O venezuelano Ilich Ramírez Sánchez se tornou uma figura emblemática da luta armada pró-palestina com o nome de guerra Carlos, mas meio século depois, sua aura parece se apagar em um mundo que mudou de rumo.

“Estou orgulhoso da minha trajetória de revolucionário”, disse nesta quinta-feira (23) pouco antes de um tribunal condená-lo à prisão perpétua por um atentado cometido em Paris em 1974, sua terceira pena máxima na França por ações cometidas dos anos 70 e 80.

Ele nasceu na Venezuela em 12 de outubro de 1949 em uma família politizada. Seu pai era um advogado “comunista” e sua mãe, “social-democrata” e “católica, mas não fanática”, explicou durante o processo.

Nomearam Ilich o filho mais velho, que em 1964 se uniu à juventude comunista, e seus irmãos, Lenin e Vladimir, em homenagem ao político comunista que liderou uma revolução na Rússia que acabou em 1917 com o império czarista.

Seu destino parecia estar escrito, mas seus pais decidiram que ele fosse à Europa “para afastá-lo dos movimentos revolucionários” venezuelanos, segundo o jornalista húngaro Laszlo Liszkai, autor de um livro sobre Carlos.

Após estudar em Londres, e seguir para México, Kingston, Bogotá, Miami e fixar residência em Caracas, acabou em 1968 na universidade Patrice Lumumba de Moscou, onde conheceu seus primeiros amigos palestinos.

– “Ao menos 83” mortos –

De sua temporada na antiga União Soviética, Carlos lembrou no julgamento que “os professores russos [o] respeitavam muitíssimo” – “eu era importante na universidade” – e que até mesmo os serviços secretos se interessaram por ele.

Após ser expulso da universidade, dois anos depois, passou por um campo de treinamento na Jordânia e no começo dos anos 1970 uniu-se à Frente Popular para a Libertação da Palestina (FPLP), chefiada por George Habache.

“Eu era muito respeitado” na Jordânia. No entanto, a FPLP considerou que era “mais útil na Europa”, acrescentou o homem, que se vangloriou de ter matado ao longo da vida “pelo menos 83 pessoas, mas nunca inocentes”.
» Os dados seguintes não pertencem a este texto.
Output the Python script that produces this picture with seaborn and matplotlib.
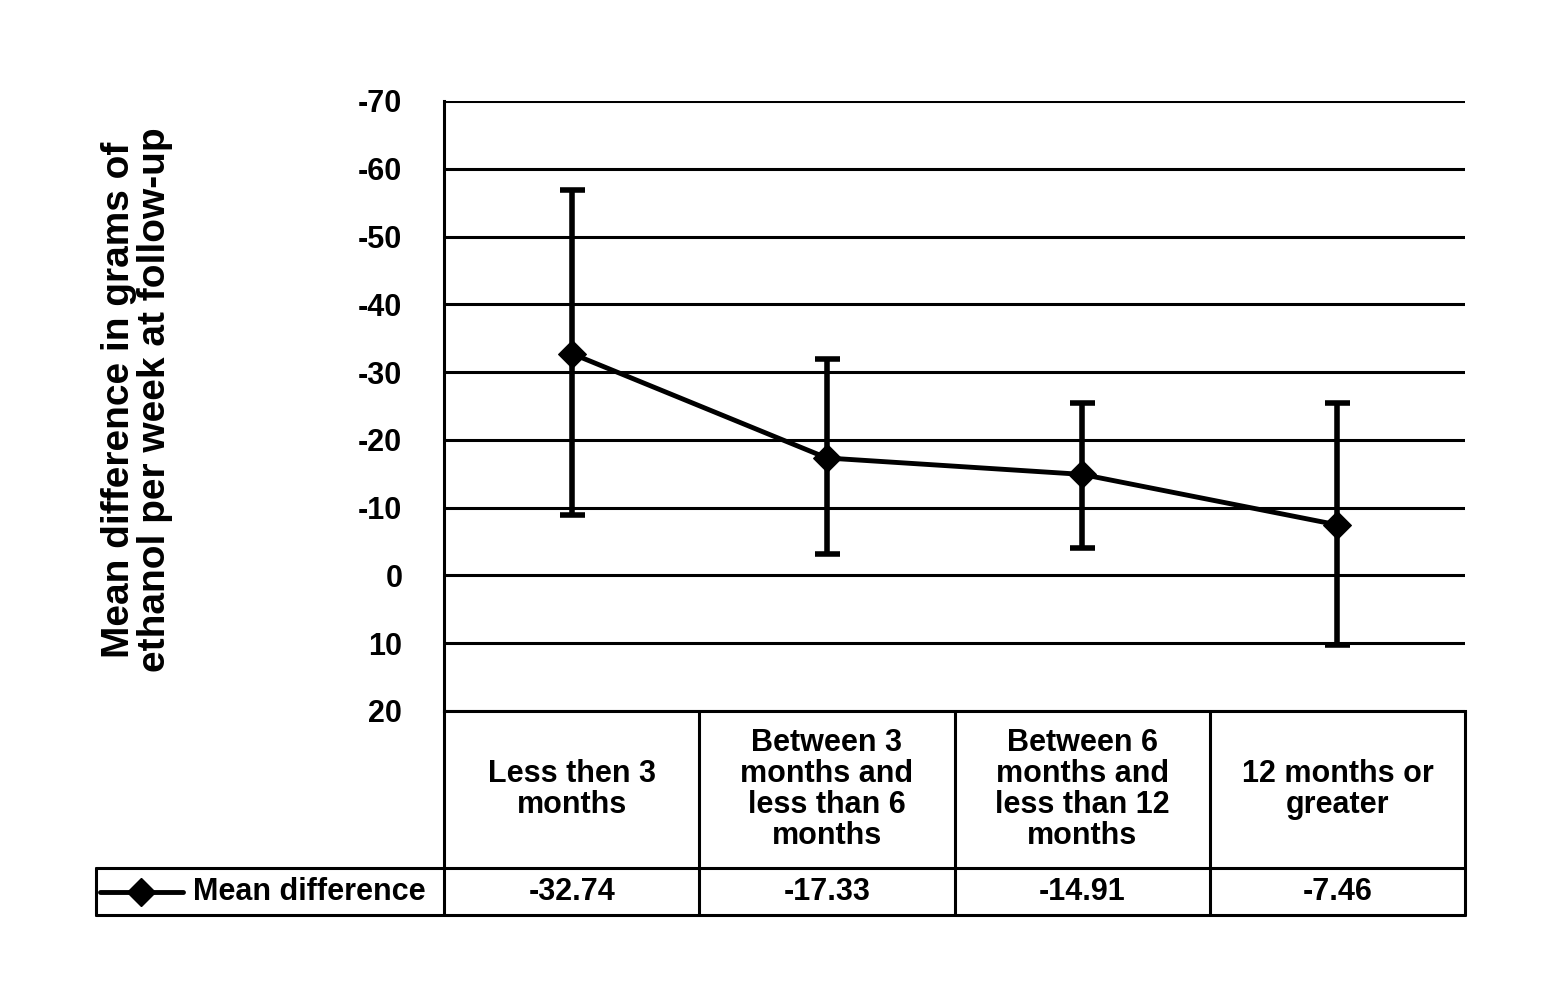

Dentro da FPLP, adotou o nome de guerra Carlos, a quem o jornal britânico The Guardian adicionou a alcunha “O Chacal”. Sua imagem deu volta ao mundo por chefiar operações armadas espetaculares na Europa.

Na França, já tinha sido condenado pelo atentado em 1974 na galeria comercial Drugstore Publicis, por um triplo homicídio em 1975 e por quatro atentados a bomba em 1982 e 1983. No total, 16 pessoas morreram e 226 ficaram feridas.
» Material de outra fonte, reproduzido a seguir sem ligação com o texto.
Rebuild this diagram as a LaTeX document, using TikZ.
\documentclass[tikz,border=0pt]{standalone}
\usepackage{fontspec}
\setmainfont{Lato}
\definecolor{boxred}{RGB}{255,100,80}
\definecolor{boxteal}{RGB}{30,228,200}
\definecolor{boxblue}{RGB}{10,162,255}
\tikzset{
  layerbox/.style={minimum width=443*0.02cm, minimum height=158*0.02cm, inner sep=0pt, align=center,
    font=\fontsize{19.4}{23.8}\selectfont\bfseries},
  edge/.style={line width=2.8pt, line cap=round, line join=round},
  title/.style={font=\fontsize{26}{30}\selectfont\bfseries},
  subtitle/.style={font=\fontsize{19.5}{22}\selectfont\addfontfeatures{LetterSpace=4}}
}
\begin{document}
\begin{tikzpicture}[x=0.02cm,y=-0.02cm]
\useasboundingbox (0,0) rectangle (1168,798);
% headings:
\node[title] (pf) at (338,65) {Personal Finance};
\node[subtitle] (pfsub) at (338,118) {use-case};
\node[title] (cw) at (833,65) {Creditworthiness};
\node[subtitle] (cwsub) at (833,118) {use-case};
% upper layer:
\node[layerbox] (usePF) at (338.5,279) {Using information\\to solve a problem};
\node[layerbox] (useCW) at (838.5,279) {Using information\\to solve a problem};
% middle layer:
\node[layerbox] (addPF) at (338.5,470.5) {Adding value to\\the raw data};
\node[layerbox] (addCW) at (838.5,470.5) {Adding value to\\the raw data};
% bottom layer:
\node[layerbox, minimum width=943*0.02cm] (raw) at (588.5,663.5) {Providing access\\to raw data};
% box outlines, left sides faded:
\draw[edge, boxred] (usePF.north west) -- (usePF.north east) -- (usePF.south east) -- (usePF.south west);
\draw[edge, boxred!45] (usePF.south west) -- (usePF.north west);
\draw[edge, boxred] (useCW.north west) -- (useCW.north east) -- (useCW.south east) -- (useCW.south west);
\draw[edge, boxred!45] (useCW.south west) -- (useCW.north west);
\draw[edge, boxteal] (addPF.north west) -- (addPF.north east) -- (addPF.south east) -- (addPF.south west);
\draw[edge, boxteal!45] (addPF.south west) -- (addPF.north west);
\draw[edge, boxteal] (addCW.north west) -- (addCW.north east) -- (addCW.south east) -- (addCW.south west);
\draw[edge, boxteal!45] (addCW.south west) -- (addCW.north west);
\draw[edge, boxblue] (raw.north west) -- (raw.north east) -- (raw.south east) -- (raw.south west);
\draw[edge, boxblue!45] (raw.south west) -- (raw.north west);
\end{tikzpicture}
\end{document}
Em 1975, liderou o comando que dirigiu a ação que fez reféns 11 ministros da Organização de Países Exportadores de Petróleo (Opep), em Viena, que deixou 3 mortos e que, segundo ele, teria sido encomendada pelo líder líbio Muammar Kadhafi.

– Esperado “respeito” –

Sua vida também o levou a visitar outros países, como Síria e Argélia. No entanto, tudo parou quando foi detido no Sudão em 1994 em uma operação de agentes da Inteligência francesa, que ele chama até hoje de “sequestro”.
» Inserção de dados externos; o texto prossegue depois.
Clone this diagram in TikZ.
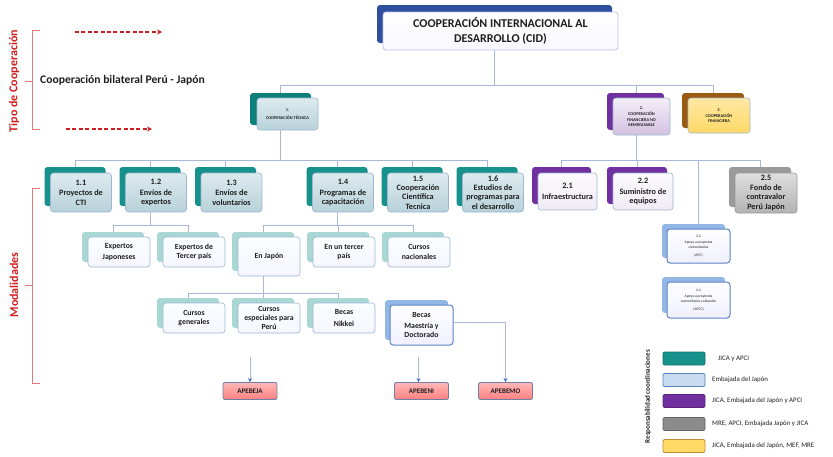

Desde então, passou a vida atrás das grades na França, onde viveu os atentados de 11 de setembro de 2001, a popularização dos celulares e da internet. Dez de seus 27 anos na prisão foram em isolamento.

As testemunhas que compareceram no julgamento o descreveram como alguém que se apresenta como um “preso político” e que é “contestatário”, “egocêntrico”, “sedutor”, “manipulador” e com uma forte ideia de “superioridade”.

No entanto, um relatório da prisão na qual cumpre pena na França apontou que seu “capital de simpatia diminui com os anos” e que “não tem o respeito que espera” obter, sobretudo dos mais jovens.

Ramírez Sánchez, criado como ateu, mas convertido ao islã nos anos 70, tem quatro filhos, embora só mantenha contato com a mais velha, e teve ao longo da vida várias esposas, entre elas sua advogada, Isabelle Coutant-Peyre.

Se não recorrer na última sentença, como recomenda sua advogada, Carlos poderia realizar o sonho de terminar de cumprir sua pena na Venezuela, mas primeiro, como advertiu Coutant-Peyre, Caracas terá que pedi-lo a Paris.